チームで唯一、全4試合にフル出場し、大会中はその堅守ぶりからSNS上で"国防ブライアン"という呼称が生まれるなど話題になった。
「それはネットで見ました。そう言ってもらえるのは、やっぱりうれしいですね」
堅守が光った
ただ、昨季まで5年間所属していたベンフィカではトップチームでの出場は一度もなく、五輪にかけていた思いも人一倍だっただけに敗戦のショックも大きかったようだ。8月14日にはシント=トロイデンで約1ヵ月遅れの入団会見に臨み、こう話している。
「この2年半積み上げてきたものがスペインには通じず、悔しい気持ちです。ただ、今はその差をどう埋めるか考えるよりも、毎日練習するしかないかなと。スペイン戦の失点シーンもまだ見返していないですし、今は後ろを振り返るよりも、前を向いていきたいと思っています」
9月には2026年北中米W杯に向けたアジア最終予選がスタートする。近年、A代表では絶対的な守護神が不在で、五輪で評価を高めた小久保を推す声も増している。小久保自身すぐにでもプレーしたい気持ちは強いとする。

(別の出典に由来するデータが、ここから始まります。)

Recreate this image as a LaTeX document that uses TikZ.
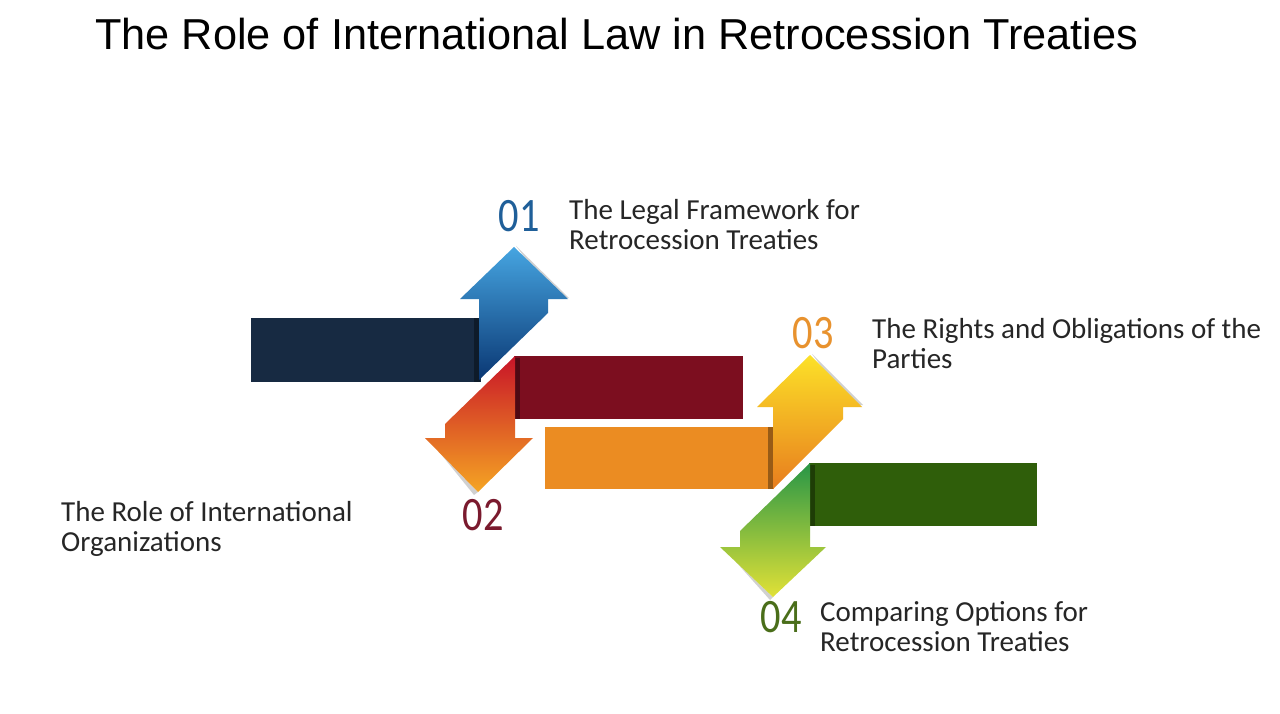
\documentclass[tikz,border=0pt]{standalone}
\usepackage{fontspec}
\setmainfont{Carlito}
\newfontfamily\titlefont{Liberation Sans}
\usetikzlibrary{calc}
\definecolor{navy}{HTML}{172A42}
\definecolor{maroon}{HTML}{7C0E1F}
\definecolor{orangebar}{HTML}{EB8C22}
\definecolor{greenbar}{HTML}{2F5E0A}
\definecolor{numblue}{HTML}{1F5F99}
\definecolor{numred}{HTML}{7A1A2E}
\definecolor{numorange}{HTML}{E8922E}
\definecolor{numgreen}{HTML}{4A6E1A}
\newcommand{\numtxt}[1]{\scalebox{0.84}[1]{#1}}
\tikzset{
  label/.style={anchor=base west, align=left, inner sep=0pt, font=\fontsize{29}{30}\selectfont, text=black!85},
  num/.style={anchor=center, inner sep=0pt, font=\fontsize{48}{48}\selectfont},
  edge/.style={black, opacity=0.35},
  tipshadow/.style={fill=gray!60, opacity=0.6}
}
\begin{document}
\begin{tikzpicture}[x=1pt,y=-1pt]
\useasboundingbox (0,0) rectangle (1280,714);
\fill[white] (0,0) rectangle (1280,714);

% title
\node[anchor=base west, inner sep=0pt, font=\titlefont\fontsize{43.3}{44}\selectfont] (title) at (95,50) {The Role of International Law in Retrocession Treaties};

% ---- arrow 1 (navy bar, blue arrow up)
\fill[navy] (251,318) rectangle (481,382);
\fill[edge] (474,318) rectangle (480,382);
\fill[tipshadow] (516,246) -- (569,298) -- (556,298) -- cycle;
\shade[top color={rgb,255:red,70;green,165;blue,225}, bottom color={rgb,255:red,10;green,55;blue,115}]
  (479,380) -- (479,299) -- (460,299) -- (514,247) -- (568,299) -- (548,299) -- (548,313) -- cycle;

% ---- arrow 2 (maroon bar, red arrow down)
\fill[maroon] (514,356) rectangle (743,419);
\fill[edge] (515,358) rectangle (520,419);
\fill[tipshadow] (478,492) -- (440,453) -- (474,495) -- cycle;
\shade[top color={rgb,255:red,200;green,20;blue,40}, middle color={rgb,255:red,225;green,45;blue,35}, bottom color={rgb,255:red,245;green,165;blue,35}]
  (515,356) -- (515,438) -- (533,438) -- (478,492) -- (425,438) -- (445,438) -- (445,424) -- cycle;

% ---- arrow 3 (orange bar, yellow arrow up)
\fill[orangebar] (545,427) rectangle (774,489);
\fill[edge] (768,427) rectangle (773,489);
\fill[tipshadow] (812,354) -- (863,405) -- (850,405) -- cycle;
\shade[top color={rgb,255:red,252;green,225;blue,40}, middle color={rgb,255:red,248;green,175;blue,40}, bottom color={rgb,255:red,232;green,125;blue,30}]
  (773,489) -- (773,407) -- (757,407) -- (810,355) -- (862,407) -- (843,407) -- (843,419) -- cycle;

% ---- arrow 4 (green bar, green arrow down)
\fill[greenbar] (809,463) rectangle (1037,526);
\fill[edge] (810,465) rectangle (815,526);
\fill[tipshadow] (773,597) -- (736,562) -- (770,600) -- cycle;
\shade[top color={rgb,255:red,40;green,150;blue,70}, middle color={rgb,255:red,140;green,190;blue,60}, bottom color={rgb,255:red,225;green,225;blue,55}]
  (810,463) -- (810,547) -- (826,547) -- (773,597) -- (720,547) -- (740,547) -- (740,531) -- cycle;

% numbers
\node[num, text=numblue] (n1) at (519,216) {\numtxt{01}};
\node[num, text=numred] (n2) at (483,515) {\numtxt{02}};
\node[num, text=numorange] (n3) at (813,333) {\numtxt{03}};
\node[num, text=numgreen] (n4) at (781,617) {\numtxt{04}};

% labels (base anchor = baseline of the last line)
\node[label] (t1) at (569,250) {The Legal Framework for\\Retrocession Treaties};
\node[label] (t2) at (61,551) {The Role of International\\Organizations};
\node[label] (t3) at (872,368) {The Rights and Obligations of the\\Parties};
\node[label] (t4) at (820,651) {Comparing Options for\\Retrocession Treaties};
\end{tikzpicture}
\end{document}
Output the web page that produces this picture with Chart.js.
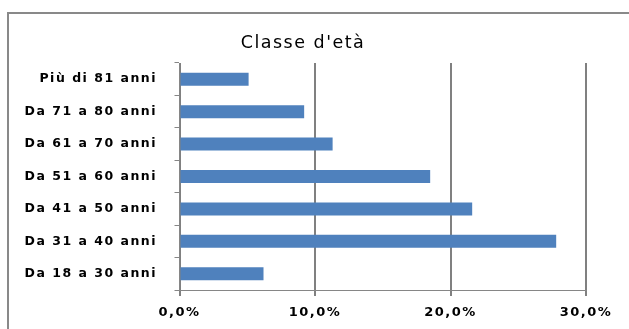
<!DOCTYPE html>
<html>
<head>
<meta charset="utf-8">
<script src="https://cdn.jsdelivr.net/npm/chart.js@4/dist/chart.umd.min.js"></script>
<style>
  html, body { margin: 0; padding: 0; background: #fff; }
  #wrap { position: relative; width: 629px; height: 329px; overflow: hidden; }
  #frame { position: absolute; left: 7px; top: 12px; width: 700px; height: 400px;
           border-left: 2px solid #898989; border-top: 2px solid #898989; }
  canvas { position: absolute; left: 0; top: 0; }
</style>
</head>
<body>
<div id="wrap">
  <div id="frame"></div>
  <canvas id="c" width="629" height="329"></canvas>
</div>
<script>
const categories = ['Da 18 a 30 anni', 'Da 31 a 40 anni', 'Da 41 a 50 anni', 'Da 51 a 60 anni',
                    'Da 61 a 70 anni', 'Da 71 a 80 anni', 'Più di 81 anni'];
const percentages = [6.2, 27.8, 21.6, 18.5, 11.3, 9.2, 5.1];
const xTicks = [0, 10, 20, 30];
const chartTitle = "Classe d'età";

const spacingPlugin = {
  id: 'spacing',
  beforeLayout(chart) { chart.ctx.letterSpacing = '1.5px'; },
  beforeDraw(chart) { chart.ctx.letterSpacing = '1.5px'; }
};

new Chart(document.getElementById('c'), {
  type: 'bar',
  data: {
    labels: categories,
    datasets: [{
      data: percentages,
      backgroundColor: '#4f81bd',
      borderWidth: 0,
      categoryPercentage: 1,
      barPercentage: 0.4
    }]
  },
  plugins: [spacingPlugin],
  options: {
    indexAxis: 'y',
    responsive: false,
    animation: false,
    layout: { padding: { left: 20, right: 43, top: 0, bottom: 0 } },
    plugins: {
      legend: { display: false },
      tooltip: { enabled: false },
      title: {
        display: true,
        text: chartTitle,
        color: '#000',
        font: { family: 'DejaVu Sans', size: 17.5, weight: 'normal' },
        padding: { top: 32.5, bottom: 9.5 }
      }
    },
    scales: {
      y: {
        reverse: true,
        afterFit(scale) { scale.width = 159.5; },
        grid: { drawOnChartArea: false, drawTicks: true, tickLength: 5, color: '#868686', lineWidth: 1 },
        border: { display: true, color: '#868686', width: 1 },
        ticks: {
          padding: 17.5,
          color: '#000',
          font: { family: 'DejaVu Sans', size: 12.5, weight: 'bold' }
        }
      },
      x: {
        min: 0, max: 30,
        afterFit(scale) { scale.height = 39; },
        afterBuildTicks(scale) { scale.ticks = xTicks.map(v => ({ value: v })); },
        grid: { drawOnChartArea: true, drawTicks: true, tickLength: 6, color: '#808080', lineWidth: 2 },
        border: { display: true, color: '#868686', width: 1 },
        ticks: {
          padding: 9,
          color: '#000',
          font: { family: 'DejaVu Sans', size: 13, weight: '600' },
          callback: (v) => Number(v).toFixed(1).replace('.', ',') + '%'
        }
      }
    }
  }
});
</script>
</body>
</html>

「A代表でプレーしたい気持ちは以前から持っていました。そのためにシント=トロイデンでいいプレーをして、アピールしていきたい。将来はW杯にも出たいですし、9月や10月の活動に選ばれたらいいなとも思っています」
一方、小久保と共に代表入りの期待の声が多い藤田は慎重というか、「まずはクラブでいいプレーをすること。その後に代表はついてくるもの」と語っている。
「自分の考えとしてはクラブで活躍しなければ、代表はないと思うし、代表に入るためにクラブでサッカーするわけでもない。
なので、まずはシント=トロイデンで自分の納得するプレーをすることが先。その上で、必要な選手として選ばれたら喜んで行こうとは思っています」
もちろん、山本もA代表を狙うひとりだ。
「今後はそれ(A代表)しかないんで。そのためにはシント=トロイデンで見せるしかないんで頑張ります」
新たな目標に向けて動き出した3人に注目したい。